What you should do:
Please output the lines shown below exactly as they appear.

--- start ---

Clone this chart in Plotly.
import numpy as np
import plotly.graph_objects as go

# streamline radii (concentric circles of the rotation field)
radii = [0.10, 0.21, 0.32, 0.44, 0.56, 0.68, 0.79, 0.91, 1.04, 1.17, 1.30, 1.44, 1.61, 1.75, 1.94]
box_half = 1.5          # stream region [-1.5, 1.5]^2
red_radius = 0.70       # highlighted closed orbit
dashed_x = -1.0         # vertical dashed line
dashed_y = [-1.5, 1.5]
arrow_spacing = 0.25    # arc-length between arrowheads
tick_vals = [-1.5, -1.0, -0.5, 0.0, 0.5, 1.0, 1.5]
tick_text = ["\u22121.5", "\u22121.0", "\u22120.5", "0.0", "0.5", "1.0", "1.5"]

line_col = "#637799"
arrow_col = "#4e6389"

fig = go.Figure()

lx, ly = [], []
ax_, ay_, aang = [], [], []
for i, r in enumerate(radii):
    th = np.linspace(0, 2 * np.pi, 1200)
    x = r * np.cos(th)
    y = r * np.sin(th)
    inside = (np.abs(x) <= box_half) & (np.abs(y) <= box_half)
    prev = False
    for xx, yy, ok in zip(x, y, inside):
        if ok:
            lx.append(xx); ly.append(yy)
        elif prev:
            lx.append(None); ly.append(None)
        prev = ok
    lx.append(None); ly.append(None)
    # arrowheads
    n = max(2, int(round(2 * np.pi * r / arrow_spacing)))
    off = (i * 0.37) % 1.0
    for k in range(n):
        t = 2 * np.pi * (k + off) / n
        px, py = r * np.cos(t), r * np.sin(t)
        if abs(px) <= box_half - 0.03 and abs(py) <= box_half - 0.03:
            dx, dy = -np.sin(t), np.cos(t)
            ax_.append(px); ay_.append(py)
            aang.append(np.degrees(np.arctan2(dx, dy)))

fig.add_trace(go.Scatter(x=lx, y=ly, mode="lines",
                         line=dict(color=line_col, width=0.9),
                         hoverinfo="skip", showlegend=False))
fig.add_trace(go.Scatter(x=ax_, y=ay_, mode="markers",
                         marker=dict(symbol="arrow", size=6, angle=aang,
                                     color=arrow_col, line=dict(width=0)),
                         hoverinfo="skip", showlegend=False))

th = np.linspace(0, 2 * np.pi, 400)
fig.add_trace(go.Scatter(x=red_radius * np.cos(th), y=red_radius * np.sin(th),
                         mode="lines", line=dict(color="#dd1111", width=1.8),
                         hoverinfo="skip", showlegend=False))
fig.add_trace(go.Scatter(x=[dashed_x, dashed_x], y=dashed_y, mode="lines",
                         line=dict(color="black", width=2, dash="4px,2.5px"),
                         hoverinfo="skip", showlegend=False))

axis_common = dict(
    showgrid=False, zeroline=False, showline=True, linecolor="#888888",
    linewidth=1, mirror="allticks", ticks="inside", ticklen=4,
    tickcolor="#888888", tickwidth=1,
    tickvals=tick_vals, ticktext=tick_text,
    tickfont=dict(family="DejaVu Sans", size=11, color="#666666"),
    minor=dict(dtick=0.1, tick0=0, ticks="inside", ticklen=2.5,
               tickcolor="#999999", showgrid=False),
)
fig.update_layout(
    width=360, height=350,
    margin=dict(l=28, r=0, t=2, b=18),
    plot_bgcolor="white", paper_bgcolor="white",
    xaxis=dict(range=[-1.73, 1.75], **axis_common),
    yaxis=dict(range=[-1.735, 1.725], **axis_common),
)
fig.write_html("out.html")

--- end ---

Expected answer:
Clone this chart in Plotly.
import numpy as np
import plotly.graph_objects as go

# streamline radii (concentric circles of the rotation field)
radii = [0.10, 0.21, 0.32, 0.44, 0.56, 0.68, 0.79, 0.91, 1.04, 1.17, 1.30, 1.44, 1.61, 1.75, 1.94]
box_half = 1.5          # stream region [-1.5, 1.5]^2
red_radius = 0.70       # highlighted closed orbit
dashed_x = -1.0         # vertical dashed line
dashed_y = [-1.5, 1.5]
arrow_spacing = 0.25    # arc-length between arrowheads
tick_vals = [-1.5, -1.0, -0.5, 0.0, 0.5, 1.0, 1.5]
tick_text = ["\u22121.5", "\u22121.0", "\u22120.5", "0.0", "0.5", "1.0", "1.5"]

line_col = "#637799"
arrow_col = "#4e6389"

fig = go.Figure()

lx, ly = [], []
ax_, ay_, aang = [], [], []
for i, r in enumerate(radii):
    th = np.linspace(0, 2 * np.pi, 1200)
    x = r * np.cos(th)
    y = r * np.sin(th)
    inside = (np.abs(x) <= box_half) & (np.abs(y) <= box_half)
    prev = False
    for xx, yy, ok in zip(x, y, inside):
        if ok:
            lx.append(xx); ly.append(yy)
        elif prev:
            lx.append(None); ly.append(None)
        prev = ok
    lx.append(None); ly.append(None)
    # arrowheads
    n = max(2, int(round(2 * np.pi * r / arrow_spacing)))
    off = (i * 0.37) % 1.0
    for k in range(n):
        t = 2 * np.pi * (k + off) / n
        px, py = r * np.cos(t), r * np.sin(t)
        if abs(px) <= box_half - 0.03 and abs(py) <= box_half - 0.03:
            dx, dy = -np.sin(t), np.cos(t)
            ax_.append(px); ay_.append(py)
            aang.append(np.degrees(np.arctan2(dx, dy)))

fig.add_trace(go.Scatter(x=lx, y=ly, mode="lines",
                         line=dict(color=line_col, width=0.9),
                         hoverinfo="skip", showlegend=False))
fig.add_trace(go.Scatter(x=ax_, y=ay_, mode="markers",
                         marker=dict(symbol="arrow", size=6, angle=aang,
                                     color=arrow_col, line=dict(width=0)),
                         hoverinfo="skip", showlegend=False))

th = np.linspace(0, 2 * np.pi, 400)
fig.add_trace(go.Scatter(x=red_radius * np.cos(th), y=red_radius * np.sin(th),
                         mode="lines", line=dict(color="#dd1111", width=1.8),
                         hoverinfo="skip", showlegend=False))
fig.add_trace(go.Scatter(x=[dashed_x, dashed_x], y=dashed_y, mode="lines",
                         line=dict(color="black", width=2, dash="4px,2.5px"),
                         hoverinfo="skip", showlegend=False))

axis_common = dict(
    showgrid=False, zeroline=False, showline=True, linecolor="#888888",
    linewidth=1, mirror="allticks", ticks="inside", ticklen=4,
    tickcolor="#888888", tickwidth=1,
    tickvals=tick_vals, ticktext=tick_text,
    tickfont=dict(family="DejaVu Sans", size=11, color="#666666"),
    minor=dict(dtick=0.1, tick0=0, ticks="inside", ticklen=2.5,
               tickcolor="#999999", showgrid=False),
)
fig.update_layout(
    width=360, height=350,
    margin=dict(l=28, r=0, t=2, b=18),
    plot_bgcolor="white", paper_bgcolor="white",
    xaxis=dict(range=[-1.73, 1.75], **axis_common),
    yaxis=dict(range=[-1.735, 1.725], **axis_common),
)
fig.write_html("out.html")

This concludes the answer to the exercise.